To do
Return the number of lines holding "this", with nothing added.
|---|
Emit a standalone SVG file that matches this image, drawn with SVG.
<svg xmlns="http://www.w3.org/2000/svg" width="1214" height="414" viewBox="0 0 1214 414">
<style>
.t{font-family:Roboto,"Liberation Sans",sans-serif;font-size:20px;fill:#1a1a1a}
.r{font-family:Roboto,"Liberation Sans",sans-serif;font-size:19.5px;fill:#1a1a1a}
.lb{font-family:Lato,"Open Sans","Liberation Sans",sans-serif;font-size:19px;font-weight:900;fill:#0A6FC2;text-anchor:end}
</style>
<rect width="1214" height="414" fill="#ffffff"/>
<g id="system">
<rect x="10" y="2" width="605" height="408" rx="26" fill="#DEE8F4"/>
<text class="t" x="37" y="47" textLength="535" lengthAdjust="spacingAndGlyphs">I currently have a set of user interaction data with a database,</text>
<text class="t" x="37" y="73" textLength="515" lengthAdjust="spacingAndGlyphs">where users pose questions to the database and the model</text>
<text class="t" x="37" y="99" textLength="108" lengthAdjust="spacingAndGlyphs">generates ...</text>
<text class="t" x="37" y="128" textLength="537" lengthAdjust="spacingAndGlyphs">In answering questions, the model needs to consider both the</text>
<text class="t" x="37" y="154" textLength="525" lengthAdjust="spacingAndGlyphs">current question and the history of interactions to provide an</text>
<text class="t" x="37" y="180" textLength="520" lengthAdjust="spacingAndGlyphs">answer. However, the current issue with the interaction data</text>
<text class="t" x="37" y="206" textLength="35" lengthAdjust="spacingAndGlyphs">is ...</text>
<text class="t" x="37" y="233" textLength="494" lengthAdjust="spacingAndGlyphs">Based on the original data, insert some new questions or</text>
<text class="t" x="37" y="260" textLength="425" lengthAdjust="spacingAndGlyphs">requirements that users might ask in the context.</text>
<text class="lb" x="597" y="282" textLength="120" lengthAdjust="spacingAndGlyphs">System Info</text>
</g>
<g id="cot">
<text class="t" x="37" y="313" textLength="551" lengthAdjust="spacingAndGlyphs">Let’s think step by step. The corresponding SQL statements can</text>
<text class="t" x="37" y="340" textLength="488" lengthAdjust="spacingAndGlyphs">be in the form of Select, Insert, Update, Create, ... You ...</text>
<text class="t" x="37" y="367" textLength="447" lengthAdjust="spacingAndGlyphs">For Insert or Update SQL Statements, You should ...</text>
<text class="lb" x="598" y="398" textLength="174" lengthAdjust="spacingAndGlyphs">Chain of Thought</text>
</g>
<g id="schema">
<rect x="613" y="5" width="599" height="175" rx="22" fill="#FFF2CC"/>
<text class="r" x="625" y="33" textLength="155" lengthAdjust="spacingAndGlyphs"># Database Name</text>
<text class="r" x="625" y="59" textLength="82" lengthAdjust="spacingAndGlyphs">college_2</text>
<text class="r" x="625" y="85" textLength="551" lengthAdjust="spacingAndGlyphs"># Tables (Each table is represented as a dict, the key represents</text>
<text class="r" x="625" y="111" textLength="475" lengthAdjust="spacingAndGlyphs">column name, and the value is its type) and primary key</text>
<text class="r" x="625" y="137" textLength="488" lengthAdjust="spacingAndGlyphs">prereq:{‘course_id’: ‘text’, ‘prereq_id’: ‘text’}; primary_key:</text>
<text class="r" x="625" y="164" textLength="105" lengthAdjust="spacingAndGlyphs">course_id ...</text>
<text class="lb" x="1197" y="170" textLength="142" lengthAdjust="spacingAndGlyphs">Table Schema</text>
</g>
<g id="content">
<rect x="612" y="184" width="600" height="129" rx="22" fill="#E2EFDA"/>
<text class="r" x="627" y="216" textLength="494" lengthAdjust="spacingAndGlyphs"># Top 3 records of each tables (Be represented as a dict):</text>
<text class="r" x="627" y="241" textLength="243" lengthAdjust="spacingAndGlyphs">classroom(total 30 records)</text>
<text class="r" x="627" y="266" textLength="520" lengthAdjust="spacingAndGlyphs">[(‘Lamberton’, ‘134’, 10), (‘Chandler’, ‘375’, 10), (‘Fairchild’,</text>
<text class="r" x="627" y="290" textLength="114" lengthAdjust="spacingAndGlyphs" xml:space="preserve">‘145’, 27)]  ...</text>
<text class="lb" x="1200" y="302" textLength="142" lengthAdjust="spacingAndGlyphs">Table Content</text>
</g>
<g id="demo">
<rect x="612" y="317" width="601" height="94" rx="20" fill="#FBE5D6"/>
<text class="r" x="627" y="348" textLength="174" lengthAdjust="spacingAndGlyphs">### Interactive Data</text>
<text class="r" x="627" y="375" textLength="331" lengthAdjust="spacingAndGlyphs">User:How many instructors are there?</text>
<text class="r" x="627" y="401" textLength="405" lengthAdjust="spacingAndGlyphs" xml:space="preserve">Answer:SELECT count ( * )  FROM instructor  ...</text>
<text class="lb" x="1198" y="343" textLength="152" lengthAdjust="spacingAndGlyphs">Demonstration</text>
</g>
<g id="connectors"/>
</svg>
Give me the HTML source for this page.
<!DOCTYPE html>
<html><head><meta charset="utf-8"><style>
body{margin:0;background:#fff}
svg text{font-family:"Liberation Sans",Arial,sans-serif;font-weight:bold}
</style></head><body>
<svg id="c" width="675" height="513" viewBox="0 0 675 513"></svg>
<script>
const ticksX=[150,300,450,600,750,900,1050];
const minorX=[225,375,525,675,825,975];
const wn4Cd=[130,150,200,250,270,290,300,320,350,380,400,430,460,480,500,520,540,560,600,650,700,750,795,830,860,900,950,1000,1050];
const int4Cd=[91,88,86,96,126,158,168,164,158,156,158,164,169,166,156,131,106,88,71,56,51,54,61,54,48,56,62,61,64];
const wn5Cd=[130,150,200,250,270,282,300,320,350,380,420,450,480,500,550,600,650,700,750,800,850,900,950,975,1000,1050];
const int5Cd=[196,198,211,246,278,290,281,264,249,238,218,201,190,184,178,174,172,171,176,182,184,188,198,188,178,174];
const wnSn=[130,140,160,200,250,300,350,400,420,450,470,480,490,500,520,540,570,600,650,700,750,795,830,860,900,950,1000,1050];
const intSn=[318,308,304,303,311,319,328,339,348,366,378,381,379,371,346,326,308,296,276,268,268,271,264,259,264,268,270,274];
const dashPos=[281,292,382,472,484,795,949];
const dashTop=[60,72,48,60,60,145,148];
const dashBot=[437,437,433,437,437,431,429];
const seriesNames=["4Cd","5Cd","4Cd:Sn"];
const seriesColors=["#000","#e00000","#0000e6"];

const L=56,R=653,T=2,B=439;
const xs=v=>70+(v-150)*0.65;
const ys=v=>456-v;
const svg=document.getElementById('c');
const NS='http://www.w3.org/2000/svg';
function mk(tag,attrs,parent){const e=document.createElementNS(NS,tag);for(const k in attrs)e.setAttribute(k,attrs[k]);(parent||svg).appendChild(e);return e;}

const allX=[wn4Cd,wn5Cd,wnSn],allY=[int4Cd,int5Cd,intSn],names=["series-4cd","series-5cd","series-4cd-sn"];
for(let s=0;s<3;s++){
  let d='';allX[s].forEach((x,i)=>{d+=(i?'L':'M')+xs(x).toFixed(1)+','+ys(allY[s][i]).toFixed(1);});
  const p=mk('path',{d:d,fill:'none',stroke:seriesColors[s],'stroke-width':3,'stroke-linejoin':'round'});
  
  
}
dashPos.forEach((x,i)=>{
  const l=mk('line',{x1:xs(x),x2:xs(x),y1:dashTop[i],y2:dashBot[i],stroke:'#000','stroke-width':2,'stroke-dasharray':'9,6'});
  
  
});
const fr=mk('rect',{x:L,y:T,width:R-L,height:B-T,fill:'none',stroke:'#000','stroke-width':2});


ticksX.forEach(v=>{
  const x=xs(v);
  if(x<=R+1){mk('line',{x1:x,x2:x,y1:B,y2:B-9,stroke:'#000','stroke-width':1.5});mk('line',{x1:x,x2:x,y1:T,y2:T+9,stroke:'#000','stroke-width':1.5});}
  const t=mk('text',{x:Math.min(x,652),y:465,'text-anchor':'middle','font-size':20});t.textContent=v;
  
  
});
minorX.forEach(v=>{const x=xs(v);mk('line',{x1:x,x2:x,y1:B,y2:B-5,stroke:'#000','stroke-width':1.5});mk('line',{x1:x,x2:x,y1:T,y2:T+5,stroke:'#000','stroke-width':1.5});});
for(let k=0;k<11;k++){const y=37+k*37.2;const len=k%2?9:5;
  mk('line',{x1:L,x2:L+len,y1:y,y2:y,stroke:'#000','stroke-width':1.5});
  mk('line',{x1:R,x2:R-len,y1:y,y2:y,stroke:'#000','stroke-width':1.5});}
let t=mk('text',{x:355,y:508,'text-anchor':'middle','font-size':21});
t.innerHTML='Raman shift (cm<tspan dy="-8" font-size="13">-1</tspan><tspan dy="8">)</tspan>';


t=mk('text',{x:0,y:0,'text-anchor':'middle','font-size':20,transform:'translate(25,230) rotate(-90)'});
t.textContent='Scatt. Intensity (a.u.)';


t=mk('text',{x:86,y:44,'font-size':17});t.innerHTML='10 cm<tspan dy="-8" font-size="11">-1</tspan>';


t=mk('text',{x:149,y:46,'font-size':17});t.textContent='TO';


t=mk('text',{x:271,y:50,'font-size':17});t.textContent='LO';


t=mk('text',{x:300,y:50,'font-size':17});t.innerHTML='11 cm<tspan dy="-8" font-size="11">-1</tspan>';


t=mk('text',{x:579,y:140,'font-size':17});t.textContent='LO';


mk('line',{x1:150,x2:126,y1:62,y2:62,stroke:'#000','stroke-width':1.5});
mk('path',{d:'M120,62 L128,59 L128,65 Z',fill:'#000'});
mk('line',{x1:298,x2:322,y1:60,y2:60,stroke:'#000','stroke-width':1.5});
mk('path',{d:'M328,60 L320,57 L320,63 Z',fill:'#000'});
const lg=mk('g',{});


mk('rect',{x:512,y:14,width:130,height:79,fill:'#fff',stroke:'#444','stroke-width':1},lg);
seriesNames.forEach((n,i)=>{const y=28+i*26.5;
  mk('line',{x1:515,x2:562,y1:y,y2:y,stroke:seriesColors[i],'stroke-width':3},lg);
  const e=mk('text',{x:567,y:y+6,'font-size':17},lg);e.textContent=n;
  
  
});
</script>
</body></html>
|---|
Exercise answer
2